Private vs Public Debt
Re: How profligate borrowing became Canada’s national pastime, Philip Cross, March 1, 2016
Ever increasing private debt is unsustainable as was demonstrated during the 2008 financial crisis when financial institutions had to be bailed out by central banks. But national debts are different. Great Britain has had public debts for over 300 years, the U.S. for over 180 years, and total debt issued by governments typically increases with growth in their economies.
Nor can monetarily sovereign countries (unlike Greece in the Eurozone) be forced to default. According to former U.S. Federal Reserve Chairman, Alan Greenspan, "[A] government cannot become insolvent with respect to obligations in its own currency. A fiat money system, like the ones we have today, can produce such claims without limit." Whether national bonds are owned domestically or by foreigners is irrelevant, since interest and principal in the national denomination can always be paid.

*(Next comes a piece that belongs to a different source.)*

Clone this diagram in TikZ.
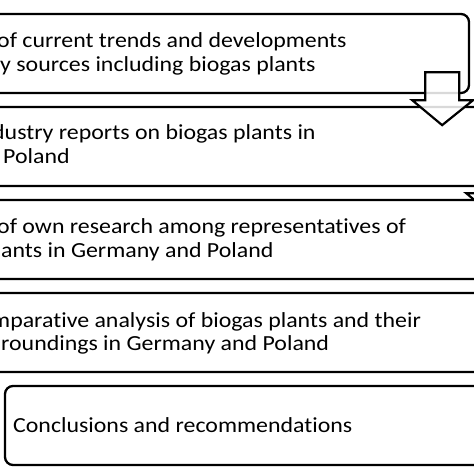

So while Philip Cross is correct to worry about increased household debt, his anxiety about the federal government is misguided. A household does not own a central bank whereas the Canadian government does. The Bank of Canada can always fund any federal deficits needed to build infrastructure, provide services, and put 1.3 million Canadians back to work.
1 Alan Greenspan, former U.S. Federal Reserve Chairman, 1997
"[A] government cannot become insolvent with respect to obligations in its own currency. A fiat money system, like the ones we have today, can produce such claims without limit."
2. William Mitchell is Professor in Economics and Director of the Centre of Full Employment and Equity (CofFEE),
University of Newcastle, NSW, Australia
You’ll hear many politicians speak of “paying down the national debt.” What do you make of this refrain?
"The historical reality is that national governments very rarely run down their overall stock of debt. A debt instrument is a commitment by the national government to pay a certain principal at a specified time, and in the meantime pay some yield or interest on that debt. So governments pay back debt in that individualized context, but overall, in a macroeconomic sense, governments generally don’t run down their overall stock of debt.
The outstanding public debt is really just an expression of the accumulated budget deficits that have been run in the past. These budget deficits have added financial assets to the private sector, providing the demand for goods and services that have allowed us to maintain income growth. And that income growth has allowed us to save and accumulate financial assets at a far greater rate than we would have been able to without the deficits.
.....there is no reason to obsess over the level of outstanding public debt. The government can always honor its debt; it can never go bankrupt. There’s no question that the debt obligations will be met. There’s no risk."